How Fast Should You Ride?

A Need For Speed Is Never Good

One question that divides lawn mowing enthusiasts is how fast you should ride your mower. In truth, there is no individually correct answer for the appropriate pace at which you should operate your mower. You should make your decision based not only on equipment, but also considering your familiarity with the terrain and the specifications of your materials. In this post, we review the advantages and disadvantages of mowing faster or slower.

For years, lawn mower experts have preached the values of mowing slower, and from a “what’s best for your lawn” standpoint, it really is optimal to mow at a more relaxed pace. This is because if you mow too fast, you’re going to tear through the grass instead of giving it the even cut that is best for your lawn. When the grass gets torn, it winds up brown, which isn’t going to get you rave reviews if you run a mowing business!

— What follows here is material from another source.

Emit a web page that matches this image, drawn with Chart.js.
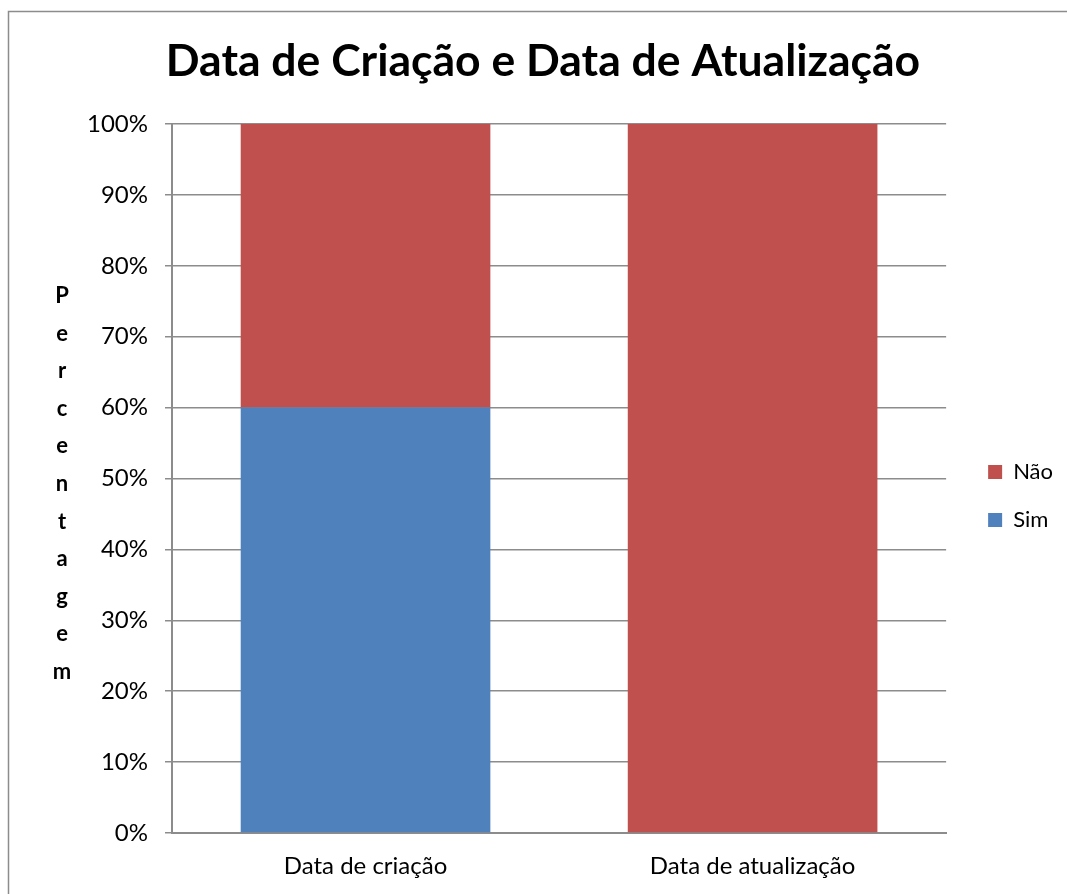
<!DOCTYPE html>
<html>
<head>
<meta charset="utf-8">
<script src="https://cdn.jsdelivr.net/npm/chart.js@4.4.0/dist/chart.umd.min.js"></script>
<style>
  html, body { margin: 0; padding: 0; background: #fff; overflow: hidden; }
  #wrap { width: 1067px; height: 894px; }
  canvas { display: block; }
</style>
</head>
<body>
<div id="wrap"><canvas id="grafico"></canvas></div>
<script>
const categorias = ["Data de criação", "Data de atualização"];
const sim = [60, 0];
const nao = [40, 100];
const ticksY = [0, 10, 20, 30, 40, 50, 60, 70, 80, 90, 100];
const tituloEixoY = "Percentagem";

const fonte = "Lato, 'Open Sans', sans-serif";
const cinza = "#8c8c8c";

// moldura exterior, legenda deslocada e título vertical letra a letra
const extras = {
  id: "extras",
  afterLayout(chart) {
    const lg = chart.legend;
    lg.left += 16; lg.right += 16;
    lg.top += 49; lg.bottom += 49;
  },
  beforeDraw(chart) {
    const ctx = chart.ctx;
    ctx.save();
    ctx.strokeStyle = cinza;
    ctx.lineWidth = 1.5;
    ctx.beginPath();
    ctx.moveTo(chart.width, 11.5);
    ctx.lineTo(8.5, 11.5);
    ctx.lineTo(8.5, chart.height);
    ctx.stroke();
    ctx.restore();
  },
  afterDraw(chart) {
    const ctx = chart.ctx;
    ctx.save();
    ctx.font = "bold 22px " + fonte;
    ctx.fillStyle = "#000";
    ctx.textAlign = "center";
    ctx.textBaseline = "middle";
    tituloEixoY.split("").forEach((l, i) => ctx.fillText(l, 62, 296 + i * 37.6));
    ctx.restore();
  }
};

new Chart(document.getElementById("grafico"), {
  type: "bar",
  data: {
    labels: categorias,
    datasets: [
      { label: "Sim", data: sim, backgroundColor: "#4f81bd", categoryPercentage: 1, barPercentage: 0.645 },
      { label: "Não", data: nao, backgroundColor: "#c0504d", categoryPercentage: 1, barPercentage: 0.645 }
    ]
  },
  options: {
    responsive: true,
    maintainAspectRatio: false,
    animation: false,
    layout: { padding: { top: 0, left: 39, right: 20, bottom: 0 } },
    plugins: {
      title: {
        display: true,
        text: "Data de Criação e Data de Atualização",
        color: "#000",
        font: { family: fonte, size: 44.5, weight: "bold" },
        padding: { top: 35, bottom: 35.6 }
      },
      legend: {
        position: "right",
        reverse: true,
        labels: {
          color: "#000",
          font: { family: fonte, size: 22 },
          boxWidth: 14,
          boxHeight: 14,
          padding: 26
        }
      },
      tooltip: { enabled: false }
    },
    scales: {
      x: {
        stacked: true,
        grid: { display: true, drawOnChartArea: false, drawTicks: false, color: "rgba(0,0,0,0)" },
        border: { display: true, color: cinza, width: 2 },
        ticks: { color: "#000", font: { family: fonte, size: 24 }, padding: 19 },
        afterFit(s) { s.height = 61; }
      },
      y: {
        stacked: true,
        min: 0,
        max: 100,
        afterBuildTicks(s) { s.ticks = ticksY.map(v => ({ value: v })); },
        grid: { color: cinza, lineWidth: 1.5, tickLength: 7 },
        border: { display: true, color: cinza, width: 2 },
        ticks: {
          color: "#000",
          font: { family: fonte, size: 24 },
          padding: 17,
          callback: v => v + "%"
        },
        afterFit(s) { s.width = 133; }
      }
    }
  },
  plugins: [extras]
});
</script>
</body>
</html>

Mowing wet grass is never ideal, but when doing so it is even more essential that you mow slowly—you should cut your speed roughly in half. Wet grass is far more likely to clog up you mower, and so by reducing the speed you help ensure that the clippings successfully go through the mower.

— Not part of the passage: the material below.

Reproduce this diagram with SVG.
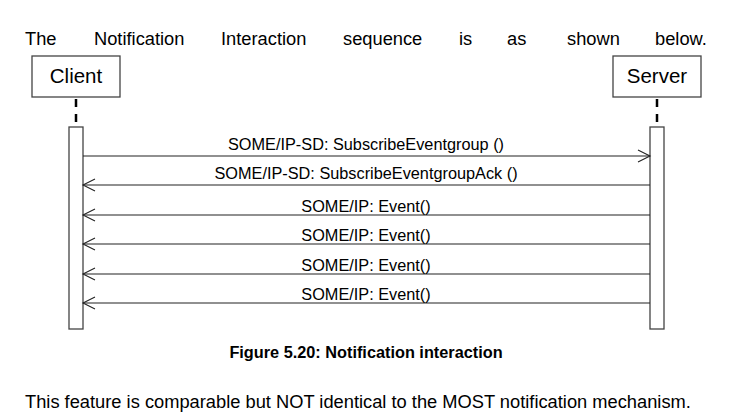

When using a mower with variable speeds, you want to veer towards the lower end of the spectrum. If you have a dual range mower, you should restrict yourself to riding no higher than L3, or possibly H1 if the terrain is flat and you have a good deal of experience with the mower and the land. However, when dealing with a PTO shaft, you should make sure that you steer clear of the 540 PTO speed. Cutting too fast will cause damage to your deck belt, so in order to protect your equipment, make sure that you don’t go overboard with your speed.

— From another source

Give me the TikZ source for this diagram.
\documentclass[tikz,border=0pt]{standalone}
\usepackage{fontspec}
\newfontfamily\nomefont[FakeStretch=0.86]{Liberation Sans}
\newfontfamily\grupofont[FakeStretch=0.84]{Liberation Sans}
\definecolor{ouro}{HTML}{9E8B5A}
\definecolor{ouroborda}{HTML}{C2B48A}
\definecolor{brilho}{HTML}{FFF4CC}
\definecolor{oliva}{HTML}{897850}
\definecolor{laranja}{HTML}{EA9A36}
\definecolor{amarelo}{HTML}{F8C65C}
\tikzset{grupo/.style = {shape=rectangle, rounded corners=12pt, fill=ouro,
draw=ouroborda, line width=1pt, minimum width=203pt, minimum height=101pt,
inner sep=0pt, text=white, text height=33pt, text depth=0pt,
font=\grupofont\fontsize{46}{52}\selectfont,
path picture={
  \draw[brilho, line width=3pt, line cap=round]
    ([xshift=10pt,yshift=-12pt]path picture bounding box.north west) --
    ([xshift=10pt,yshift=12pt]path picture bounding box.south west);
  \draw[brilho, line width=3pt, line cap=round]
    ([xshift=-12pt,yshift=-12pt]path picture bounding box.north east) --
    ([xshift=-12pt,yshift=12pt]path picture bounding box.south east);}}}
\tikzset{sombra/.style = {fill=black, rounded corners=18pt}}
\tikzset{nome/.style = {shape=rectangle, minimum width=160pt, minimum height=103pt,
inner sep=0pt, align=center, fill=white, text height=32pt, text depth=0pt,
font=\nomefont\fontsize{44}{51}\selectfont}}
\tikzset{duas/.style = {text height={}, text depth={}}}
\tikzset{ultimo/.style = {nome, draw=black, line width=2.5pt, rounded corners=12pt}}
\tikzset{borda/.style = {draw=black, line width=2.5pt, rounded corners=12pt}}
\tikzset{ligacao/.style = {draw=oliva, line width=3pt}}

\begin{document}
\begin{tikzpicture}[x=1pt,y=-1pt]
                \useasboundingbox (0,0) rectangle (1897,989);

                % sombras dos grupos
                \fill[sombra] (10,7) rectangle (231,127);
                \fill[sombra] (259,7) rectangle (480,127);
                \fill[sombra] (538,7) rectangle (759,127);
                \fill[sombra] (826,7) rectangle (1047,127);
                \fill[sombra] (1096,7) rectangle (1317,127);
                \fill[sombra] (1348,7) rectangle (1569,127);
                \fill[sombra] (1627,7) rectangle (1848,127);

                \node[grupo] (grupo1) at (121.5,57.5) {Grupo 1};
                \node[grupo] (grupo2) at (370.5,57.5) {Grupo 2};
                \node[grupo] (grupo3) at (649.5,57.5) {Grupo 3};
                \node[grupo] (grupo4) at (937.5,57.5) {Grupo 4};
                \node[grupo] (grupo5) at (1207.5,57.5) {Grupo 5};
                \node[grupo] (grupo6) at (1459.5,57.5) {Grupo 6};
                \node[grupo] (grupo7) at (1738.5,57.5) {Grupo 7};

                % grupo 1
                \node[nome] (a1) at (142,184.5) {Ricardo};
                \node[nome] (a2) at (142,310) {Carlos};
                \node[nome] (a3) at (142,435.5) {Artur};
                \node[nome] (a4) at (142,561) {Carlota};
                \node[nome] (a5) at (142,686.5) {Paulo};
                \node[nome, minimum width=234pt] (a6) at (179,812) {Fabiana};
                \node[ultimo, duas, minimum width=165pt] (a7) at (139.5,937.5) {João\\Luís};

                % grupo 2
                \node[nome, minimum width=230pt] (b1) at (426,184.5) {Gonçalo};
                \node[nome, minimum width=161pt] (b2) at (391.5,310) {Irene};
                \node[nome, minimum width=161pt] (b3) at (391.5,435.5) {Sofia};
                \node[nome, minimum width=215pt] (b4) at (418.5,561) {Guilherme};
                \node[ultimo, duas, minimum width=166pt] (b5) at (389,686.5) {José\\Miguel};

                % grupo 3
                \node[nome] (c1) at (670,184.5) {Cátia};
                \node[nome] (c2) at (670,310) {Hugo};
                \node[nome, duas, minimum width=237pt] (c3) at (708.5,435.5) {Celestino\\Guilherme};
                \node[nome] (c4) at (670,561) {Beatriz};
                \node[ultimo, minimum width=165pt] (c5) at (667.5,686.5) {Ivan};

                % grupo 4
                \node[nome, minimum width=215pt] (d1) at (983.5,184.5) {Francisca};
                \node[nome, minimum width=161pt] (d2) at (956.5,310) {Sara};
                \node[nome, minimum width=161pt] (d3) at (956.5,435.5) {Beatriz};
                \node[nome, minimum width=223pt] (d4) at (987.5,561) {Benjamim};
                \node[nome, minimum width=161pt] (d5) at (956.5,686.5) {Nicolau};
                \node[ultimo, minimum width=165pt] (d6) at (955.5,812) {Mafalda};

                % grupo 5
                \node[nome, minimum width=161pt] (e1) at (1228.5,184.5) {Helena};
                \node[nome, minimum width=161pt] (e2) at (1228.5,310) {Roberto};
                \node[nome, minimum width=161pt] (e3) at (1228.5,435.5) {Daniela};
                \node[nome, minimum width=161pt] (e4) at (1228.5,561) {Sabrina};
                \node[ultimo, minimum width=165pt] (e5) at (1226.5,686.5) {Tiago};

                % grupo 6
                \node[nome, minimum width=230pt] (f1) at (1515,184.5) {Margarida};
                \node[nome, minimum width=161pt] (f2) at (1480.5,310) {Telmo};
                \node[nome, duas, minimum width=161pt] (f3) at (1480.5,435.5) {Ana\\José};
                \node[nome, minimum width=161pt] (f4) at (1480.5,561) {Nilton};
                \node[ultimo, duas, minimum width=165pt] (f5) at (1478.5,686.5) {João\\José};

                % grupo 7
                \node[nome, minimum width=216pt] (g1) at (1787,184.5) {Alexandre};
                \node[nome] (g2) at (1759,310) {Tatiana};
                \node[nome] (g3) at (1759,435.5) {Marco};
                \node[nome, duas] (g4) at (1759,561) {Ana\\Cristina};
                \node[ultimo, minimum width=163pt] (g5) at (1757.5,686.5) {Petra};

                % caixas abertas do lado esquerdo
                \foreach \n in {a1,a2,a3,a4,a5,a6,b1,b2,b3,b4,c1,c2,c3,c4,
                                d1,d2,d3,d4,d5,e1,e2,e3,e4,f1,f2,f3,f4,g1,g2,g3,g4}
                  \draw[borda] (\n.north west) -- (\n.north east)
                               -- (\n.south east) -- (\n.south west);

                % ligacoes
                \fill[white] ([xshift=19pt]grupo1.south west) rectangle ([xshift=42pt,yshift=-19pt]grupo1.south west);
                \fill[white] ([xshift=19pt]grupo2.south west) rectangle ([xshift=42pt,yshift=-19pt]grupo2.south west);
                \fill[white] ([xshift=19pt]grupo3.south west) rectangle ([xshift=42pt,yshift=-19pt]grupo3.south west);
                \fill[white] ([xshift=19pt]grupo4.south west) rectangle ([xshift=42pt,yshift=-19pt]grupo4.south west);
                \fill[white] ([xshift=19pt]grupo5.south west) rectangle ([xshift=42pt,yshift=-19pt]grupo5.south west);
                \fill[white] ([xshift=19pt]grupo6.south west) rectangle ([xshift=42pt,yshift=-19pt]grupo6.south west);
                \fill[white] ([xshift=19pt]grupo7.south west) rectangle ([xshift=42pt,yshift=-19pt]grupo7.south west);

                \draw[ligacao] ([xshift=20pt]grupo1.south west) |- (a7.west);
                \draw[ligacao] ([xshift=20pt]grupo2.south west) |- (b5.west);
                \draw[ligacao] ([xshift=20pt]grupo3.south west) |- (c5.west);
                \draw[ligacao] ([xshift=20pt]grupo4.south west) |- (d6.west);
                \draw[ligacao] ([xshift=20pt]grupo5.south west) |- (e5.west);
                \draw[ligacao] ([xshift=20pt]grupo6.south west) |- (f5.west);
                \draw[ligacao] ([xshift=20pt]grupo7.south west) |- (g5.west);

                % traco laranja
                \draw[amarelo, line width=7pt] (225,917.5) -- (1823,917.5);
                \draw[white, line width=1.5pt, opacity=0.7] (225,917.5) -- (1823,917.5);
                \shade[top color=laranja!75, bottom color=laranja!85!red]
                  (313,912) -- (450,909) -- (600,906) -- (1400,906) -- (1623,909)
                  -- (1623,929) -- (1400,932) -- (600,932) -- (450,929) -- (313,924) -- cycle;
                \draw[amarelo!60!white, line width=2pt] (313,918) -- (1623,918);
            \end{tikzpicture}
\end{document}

Lawn mower speed is complicated by time and money factors. It’s natural that you want to mow as quickly as possible, either for your business or your personal lawn. If you mow around 4 miles per hour, that should be a happy compromise between what’s best for both you and your lawn. Ultimately, be sure to take a moment to evaluate the terrain before beginning a mowing job, and don’t be afraid to adjust accordingly after you start.